Foust began his career in North Carolina, where he grew up in Sedalia, raised by a stay-at-home mother and a father who worked long hours as a long-distance truck driver. Discipline and consistency defined his early environment. He earned a bachelor’s degree in elementary education from North Carolina Agricultural and Technical State University in 1997, followed by a master’s in instructional technology and another in school administration from the University of North Carolina at Chapel Hill.

He moved to Houston in the mid-2000s, taking on principal roles at Brooks Global Studies and later Fondren Middle School. The work was demanding. Schools were under pressure to improve, and the systems designed to support them were often fragmented. Foust saw that leaders needed more than professional development sessions and motivational talks. They needed structure, clear expectations, and the tools to execute.

By 2013, he had transitioned to a district role as School Support Officer for Houston ISD, where he oversaw multiple campuses and worked directly with principals to build capacity. The position gave him a wider view of how systems either enabled or constrained school-level performance. He completed a Doctor of Education in Professional Leadership K-12 from the University of Houston in 2017, deepening his understanding of organizational design and change management.

Kansas City and the Work of Turnaround

In 2018, Foust was appointed Superintendent of Kansas City Kansas Public Schools, a district that had been classified among the lowest performing in the state. The challenges were systemic. Academic outcomes lagged, teacher retention was weak, and community confidence in the district was fragile. Foust focused on what he has described as a process that requires focus every day. The district could not fix everything at once, so he narrowed the agenda.

Schools began to post double-digit growth within a year. The improvements were not isolated to a few campuses. The shift was district-wide, the result of aligning leadership development, instructional strategy, and resource allocation. Foust often states that results come from alignment, and that people, resources, and strategy have to move in the same direction. The work in Kansas City demonstrated what that alignment could produce when executed with consistency.

Wilmington and the Push for Clarity

Foust arrived at New Hanover County Schools in September 2020. The district served more than 24,000 students, and the academic performance data showed room for significant improvement. He applied the same framework he had used in Kansas City: identify a small number of priorities, build the leadership capacity to execute them, and hold the system accountable for progress.
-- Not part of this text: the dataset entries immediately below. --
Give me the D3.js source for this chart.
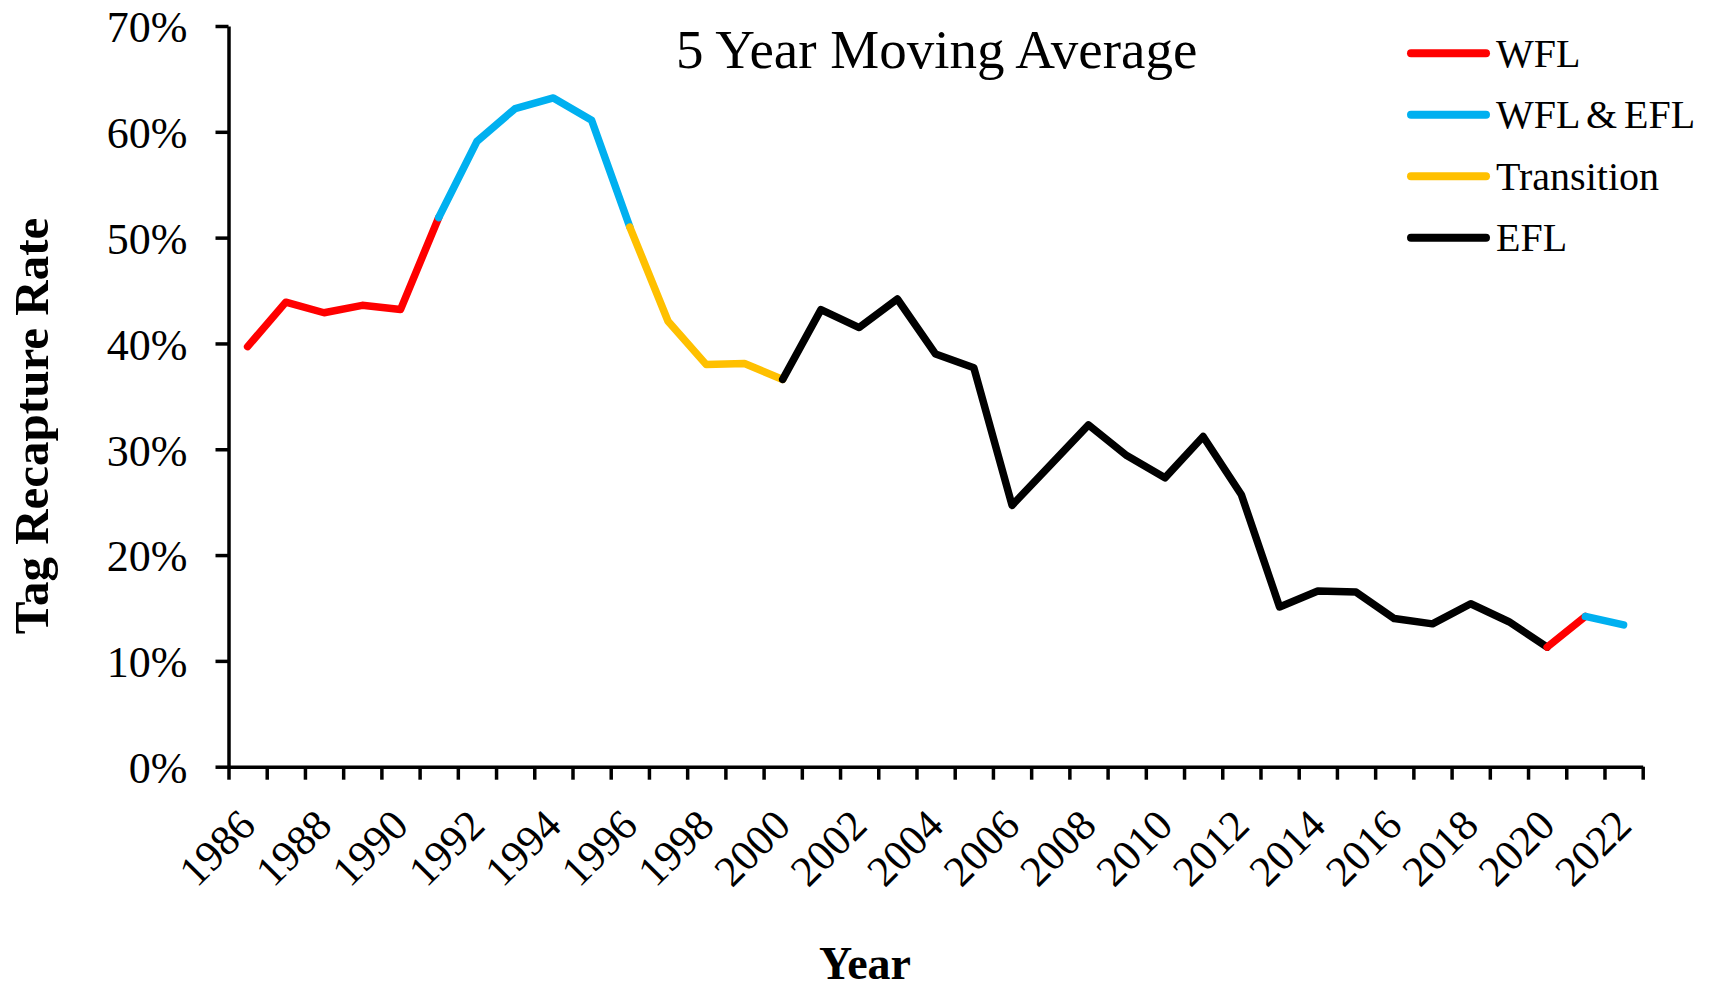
<!DOCTYPE html>
<html>
<head>
<meta charset="utf-8">
<script src="https://cdn.jsdelivr.net/npm/d3@7"></script>
<style>
  html, body { margin: 0; padding: 0; background: #fff; }
  svg { display: block; }
  text { font-family: "Liberation Serif", "Times New Roman", serif; fill: #000; }
</style>
</head>
<body>
<svg id="chart" width="1709" height="989"></svg>
<script>
// ---- Data ----
const years = [1986, 1987, 1988, 1989, 1990, 1991, 1992, 1993, 1994, 1995, 1996, 1997, 1998, 1999,
               2000, 2001, 2002, 2003, 2004, 2005, 2006, 2007, 2008, 2009, 2010, 2011, 2012,
               2013, 2014, 2015, 2016, 2017, 2018, 2019, 2020, 2021, 2022];
const rates = [39.7, 43.9, 42.9, 43.6, 43.2, 51.9, 59.1, 62.2, 63.2, 61.1, 51.0, 42.1, 38.0, 38.1,
               36.6, 43.2, 41.5, 44.2, 39.0, 37.7, 24.7, 28.5, 32.3, 29.4, 27.3, 31.2, 25.7,
               15.1, 16.6, 16.5, 14.0, 13.5, 15.4, 13.7, 11.3, 14.2, 13.4];
const seriesNames = ["WFL", "WFL & EFL", "Transition", "EFL"];
const seriesColors = ["#FF0000", "#00B0F0", "#FFC000", "#000000"];
// colored stretches of the line: [start year, end year, series]
const segStart = [1986, 1991, 1996, 2000, 2020, 2021];
const segEnd   = [1991, 1996, 2000, 2020, 2021, 2022];
const segSeries = ["WFL", "WFL & EFL", "Transition", "EFL", "WFL", "WFL & EFL"];
const yTicks = [0, 10, 20, 30, 40, 50, 60, 70];
const xLabelYears = [1986, 1988, 1990, 1992, 1994, 1996, 1998, 2000, 2002, 2004, 2006, 2008,
                     2010, 2012, 2014, 2016, 2018, 2020, 2022];
const chartTitle = "5 Year Moving Average";
const xTitle = "Year";
const yTitle = "Tag Recapture Rate";

// ---- Layout ----
const svg = d3.select("#chart");
const plotLeft = 228.5, plotRight = 1642.7, plotTop = 26, plotBottom = 766.7;

const x = d3.scaleLinear().domain([years[0] - 0.5, years[years.length - 1] + 0.5]).range([plotLeft, plotRight]);
const y = d3.scaleLinear().domain([0, 70]).range([plotBottom, plotTop]);
const color = d3.scaleOrdinal().domain(seriesNames).range(seriesColors);

const data = years.map((yr, i) => ({ year: yr, v: rates[i] }));

// Y axis
const yAxis = d3.axisLeft(y).tickValues(yTicks).tickFormat(d => d + "%").tickSize(13).tickPadding(28).tickSizeOuter(0);
const gy = svg.append("g").attr("transform", `translate(${plotLeft},0)`).call(yAxis);
gy.attr("font-family", null).attr("font-size", null);
gy.select(".domain").attr("stroke", "#000").attr("stroke-width", 3.5);
gy.selectAll(".tick line").attr("stroke", "#000").attr("stroke-width", 3.5);
gy.selectAll(".tick text")
  .style("font-size", "44px")
  .attr("dy", "0.36em");

// X axis (ticks between categories)
const edges = years.map(yr => yr - 0.5).concat([years[years.length - 1] + 0.5]);
const xAxis = d3.axisBottom(x).tickValues(edges).tickFormat("").tickSize(13).tickSizeOuter(0);
const gx = svg.append("g").attr("transform", `translate(0,${plotBottom})`).call(xAxis);
gx.select(".domain").attr("stroke", "#000").attr("stroke-width", 3.5);
gx.selectAll(".tick line").attr("stroke", "#000").attr("stroke-width", 3.5);

// X labels rotated
svg.append("g").selectAll("text")
  .data(xLabelYears)
  .join("text")
  .attr("transform", d => `translate(${x(d) + 10},${plotBottom + 61}) rotate(-45)`)
  .attr("text-anchor", "end")
  .style("font-size", "43px")
  .text(d => d);

// Line segments
const line = d3.line().x(d => x(d.year)).y(d => y(d.v));
svg.append("g").selectAll("path")
  .data(segStart.map((s, i) => ({ s, e: segEnd[i], name: segSeries[i] })))
  .join("path")
  .attr("d", seg => line(data.filter(d => d.year >= seg.s && d.year <= seg.e)))
  .attr("fill", "none")
  .attr("stroke", seg => color(seg.name))
  .attr("stroke-width", 7.5)
  .attr("stroke-linejoin", "round")
  .attr("stroke-linecap", "round");

// Title
svg.append("text")
  .attr("x", 676).attr("y", 68)
  .style("font-size", "55px")
  .text(chartTitle);

// Legend
const lg = svg.append("g");
const legY = [53.3, 114.8, 176.3, 237.8];
seriesNames.forEach((name, i) => {
  lg.append("line")
    .attr("x1", 1411).attr("x2", 1486)
    .attr("y1", legY[i]).attr("y2", legY[i])
    .attr("stroke", color(name)).attr("stroke-width", 8).attr("stroke-linecap", "round");
  lg.append("text")
    .attr("x", 1496).attr("y", legY[i] + 13.4)
    .style("font-size", "40px")
    .style("word-spacing", "-3px")
    .text(name);
});

// Axis titles
svg.append("text")
  .attr("transform", `translate(48,426) rotate(-90)`)
  .attr("text-anchor", "middle")
  .style("font-size", "49px").style("font-weight", "bold")
  .text(yTitle);

svg.append("text")
  .attr("x", 865).attr("y", 979)
  .attr("text-anchor", "middle")
  .style("font-size", "46px").style("font-weight", "bold")
  .text(xTitle);
</script>
</body>
</html>
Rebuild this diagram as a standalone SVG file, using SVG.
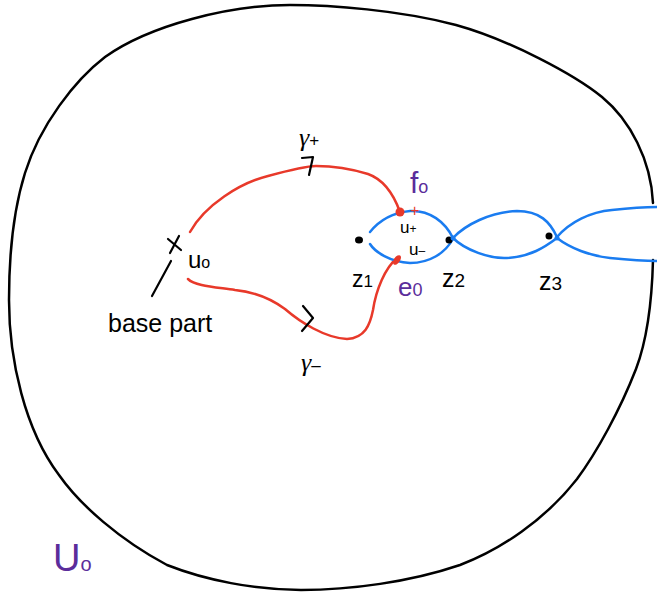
<svg xmlns="http://www.w3.org/2000/svg" width="657" height="592" viewBox="0 0 657 592">
<style>
.bd{fill:none;stroke:#000;stroke-width:2.5;stroke-linecap:round}
.rd{fill:none;stroke:#e8392a;stroke-width:2.5;stroke-linecap:round}
.bl{fill:none;stroke:#1a7cf0;stroke-width:2.5;stroke-linecap:round}
.ink{fill:none;stroke:#000;stroke-width:2.2;stroke-linecap:round;stroke-linejoin:round}
.t{font-family:"Liberation Sans","DejaVu Sans",sans-serif;fill:#000}
.g{font-family:"Liberation Serif","DejaVu Serif",serif;font-style:italic}
.p{fill:#5b2d9b}
</style>
<rect width="657" height="592" fill="#fff"/>
<g id="boundary">
<path class="bd" d="M653,203 C651,160 630,120 602,97 C575,75 510,40 456,25 C400,10 330,5 290,5 C230,5 150,25 105,57 C75,80 40,125 25,173 C15,205 9,250 9,300 C9,360 25,430 59,475 C80,505 120,540 167,565 C205,580 255,590 301,590 C350,590 410,582 460,565 C500,550 545,520 577,479 C597,452 620,410 636,369 C647,340 652,300 653,260"/>
</g>
<g id="connectors">
<path id="gamma-plus" class="rd" d="M190,232 C205,205 240,183 268,176 C290,170 305,166 316,166 C340,166 355,170 368,174 C385,180 395,198 400,212"/>
<path id="gamma-minus" class="rd" d="M188,279 C195,286 215,287 235,290 C255,292 270,298 285,309 C300,322 325,338 347,339 C365,338 370,325 373,310 C376,290 385,268 397,258"/>
<path class="bl" d="M370,232 C378,222 390,213 410,211 C430,210 445,222 453,238"/>
<path class="bl" d="M370,244 C375,252 390,262 410,263 C430,263 445,253 453,239"/>
<path class="bl" d="M453,238 C465,225 490,212 517,211 C540,211 550,222 557,237"/>
<path class="bl" d="M453,238 C465,250 490,259 507,258 C530,257 545,247 557,238"/>
<path class="bl" d="M557,237 C570,222 590,212 612,210 C630,208 645,207 657,207"/>
<path class="bl" d="M557,238 C570,248 590,256 610,258 C630,260 645,261 657,261"/>
<path class="ink" d="M302,158 L313,157 L309,175"/>
<path class="ink" d="M303,306 L313,318 L302,331"/>
<path class="ink" d="M152,296 L171,261"/>
</g>
<g id="u0">
<path class="ink" d="M168,239 L181,250 M179,236 L170,253"/>
<text class="t" x="188" y="268" font-size="24">u<tspan font-size="16">o</tspan></text>
</g>
<g id="base-part">
<text class="t" x="108" y="332" font-size="25">base part</text>
</g>
<g id="gamma-labels">
<text class="t" x="299" y="146" font-size="22"><tspan class="g" font-size="26">γ</tspan><tspan font-size="17">+</tspan></text>
<text class="t" x="301" y="371" font-size="22"><tspan class="g" font-size="26">γ</tspan><tspan font-size="17">–</tspan></text>
</g>
<g id="z1">
<ellipse cx="359" cy="240" rx="4" ry="3.5" fill="#000"/>
<text class="t" x="352" y="287" font-size="23">z<tspan font-size="17">1</tspan></text>
</g>
<g id="z2">
<ellipse cx="449" cy="240" rx="3.5" ry="3.5" fill="#000"/>
<circle cx="453" cy="238" r="2.5" fill="#1a7cf0"/>
<text class="t" x="442" y="287" font-size="25">z<tspan font-size="19">2</tspan></text>
</g>
<g id="z3">
<ellipse cx="549" cy="236" rx="3.5" ry="3.5" fill="#000"/>
<circle cx="557" cy="238" r="2.5" fill="#1a7cf0"/>
<text class="t" x="539" y="290" font-size="25">z<tspan font-size="19">3</tspan></text>
</g>
<g id="u-plus">
<circle cx="400" cy="212" r="4.5" fill="#e8392a"/>
<text x="410" y="216" font-size="16" font-family="Liberation Sans,sans-serif" fill="#e8392a">+</text>
<text class="t" x="400" y="233" font-size="17">u<tspan font-size="12">+</tspan></text>
</g>
<g id="u-minus">
<ellipse cx="397" cy="260" rx="5.5" ry="3" fill="#e8392a" transform="rotate(-55 397 260)"/>
<text class="t" x="409" y="255" font-size="17">u<tspan font-size="12">–</tspan></text>
</g>
<g id="f0">
<text class="t p" x="410" y="193" font-size="30">f<tspan font-size="18">o</tspan></text>
</g>
<g id="e0">
<text class="t p" x="398" y="296" font-size="26">e<tspan font-size="18">0</tspan></text>
</g>
<g id="U0">
<text class="t p" x="53" y="571" font-size="38">U<tspan font-size="20">o</tspan></text>
</g>
</svg>
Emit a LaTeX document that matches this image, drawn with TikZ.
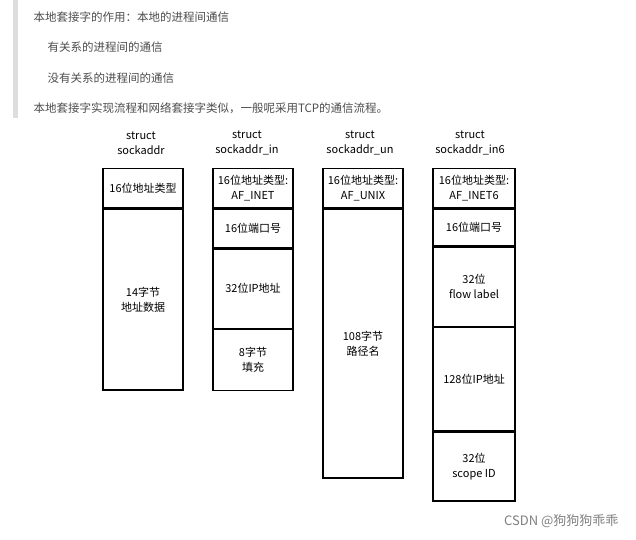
\documentclass[tikz,border=0pt]{standalone}
\usepackage{fontspec}
\setmainfont{Noto Sans CJK SC}
\usetikzlibrary{positioning}
\definecolor{txtgray}{HTML}{4D4D4D}
\definecolor{bargray}{HTML}{DDDDDD}
\tikzset{
  cell/.style={draw, line width=1.3pt, minimum width=80pt, align=center, inner sep=0pt, font=\fontsize{11}{15}\selectfont},
  head/.style={align=center, font=\fontsize{11}{15}\selectfont},
  para/.style={anchor=west, text=txtgray, font=\fontsize{11.5}{13}\selectfont}
}
\begin{document}
\begin{tikzpicture}[x=1pt, y=-1pt]
  \useasboundingbox[fill=white] (0,0) rectangle (636,539);
  \fill[bargray] (13,0) rectangle (18,118);
  \node[para] (l1) at (30,17) {本地套接字的作用：本地的进程间通信};
  \node[para] (l2) at (44,47) {有关系的进程间的通信};
  \node[para] (l3) at (44,78) {没有关系的进程间的通信};
  \node[para] (l4) at (30,108) {本地套接字实现流程和网络套接字类似，一般呢采用TCP的通信流程。};
  % sockaddr
  \node[head] (h1) at (141,143) {struct\\sockaddr};
  \node[cell, anchor=north, minimum height=39pt] (a1) at (143,168) {16位地址类型};
  \node[cell, minimum height=181pt, below=0pt of a1] (a2) {14字节\\地址数据};
  % sockaddr_in
  \node[head] (h2) at (247,143) {struct\\sockaddr\_in};
  \node[cell, anchor=north, minimum height=39pt] (b1) at (253,168) {16位地址类型:\\AF\_INET};
  \node[cell, minimum height=39pt, below=0pt of b1] (b2) {16位端口号};
  \node[cell, minimum height=79pt, below=0pt of b2] (b3) {32位IP地址};
  \node[cell, minimum height=61pt, below=0pt of b3] (b4) {8字节\\填充};
  % sockaddr_un
  \node[head] (h3) at (360,143) {struct\\sockaddr\_un};
  \node[cell, anchor=north, minimum height=39pt] (c1) at (363,168) {16位地址类型:\\AF\_UNIX};
  \node[cell, minimum height=269pt, below=0pt of c1] (c2) {108字节\\路径名};
  % sockaddr_in6
  \node[head] (h4) at (470,143) {struct\\sockaddr\_in6};
  \node[cell, anchor=north, minimum height=39pt, minimum width=82pt] (d1) at (474,168) {16位地址类型:\\AF\_INET6};
  \node[cell, minimum height=37pt, minimum width=82pt, below=0pt of d1] (d2) {16位端口号};
  \node[cell, minimum height=79pt, minimum width=82pt, below=0pt of d2] (d3) {32位\\flow label};
  \node[cell, minimum height=103pt, minimum width=82pt, below=0pt of d3] (d4) {128位IP地址};
  \node[cell, minimum height=69pt, minimum width=82pt, below=0pt of d4] (d5) {32位\\scope ID};
  \node[anchor=east, text=gray, font=\fontsize{13}{15}\selectfont] (wm) at (622,521) {CSDN @狗狗狗乖乖};
\end{tikzpicture}
\end{document}
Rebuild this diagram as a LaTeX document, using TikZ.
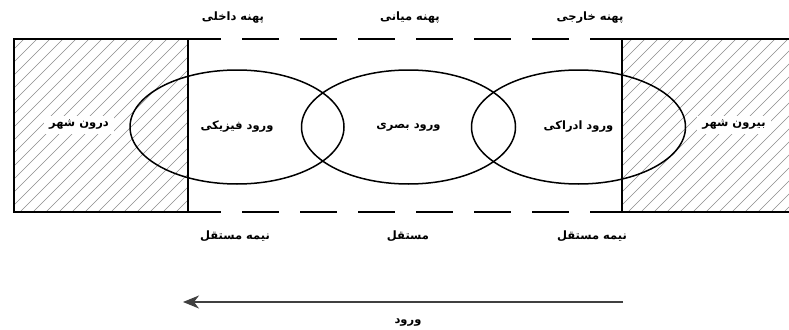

Academic proficiency rose from 50 percent to 61.1 percent, placing New Hanover County Schools in the top 10 in North Carolina. The district also invested in literacy programs and teacher retention strategies, recognizing that student outcomes were tied directly to the quality and stability of the teaching workforce. Foust has emphasized that you cannot improve student outcomes without improving the system that supports them, and that the system is driven by leadership.

In 2024, Foust received recognition as the Southeastern Superintendent of the Year for 2024-2025, an honor that reflected both the academic gains and the operational discipline his tenure brought to the district. He also earned the Southwest Superintendent of the Year 2024-25 Champion for Change award. In February 2026, he was named recipient of the Lifetime Achievement Award from the National Black Leadership Caucus-Southeastern Region.

Coaching and the Work Ahead

Foust transitioned to a new role in fall 2024, joining Leadership Plus as an Executive Leadership Coach. The move allowed him to focus on a challenge he has consistently identified throughout his career: too often, leaders are asked to perform at a high level without the tools or support to succeed. His coaching work centers on leadership clarity, strategic alignment, and the design of systems that enable sustained performance.

He continues to advocate for focused execution over scattered priorities, arguing that transformation does not happen by chance but through leaders who are clear, supported, and focused on the right priorities every single day. His coaching philosophy reflects the same principles that shaped his work as a superintendent. He works with district leaders, school principals, and leadership teams to build capacity and improve outcomes.

Foust is also pursuing a Master of Business Administration in Accounting and Finance from Wake Forest University, with an expected completion date in May 2027. The degree represents a return to his roots in Winston-Salem, North Carolina, and an expansion of his expertise into organizational finance and resource management.

The Future of Leadership Development for Charles Foust

Foust’s career has been built on a belief that leadership is about simultaneously improving individual lives, transforming systems, and achieving lasting social and academic change. He has worked in districts with vastly different profiles, from Houston to Kansas City to Wilmington, and the work has consistently centered on the same set of principles: clarity, alignment, and execution.

He has stated that if you want to lead, you have to keep learning. His own trajectory reflects that commitment. From classroom teacher to principal to district leader to coach, he has remained focused on the systems that enable leaders to succeed. The work is not about events or quick fixes. It is about building structures that allow schools and districts to perform at a high level over time.

Foust is a member of Alpha Phi Alpha and maintains ties to North Carolina and Texas, the two states where much of his career unfolded. His work has shaped how districts approach turnaround, leadership development, and academic accountability. As an Executive Leadership Coach, he continues to influence how leaders think about strategy, systems, and the daily work of transformation.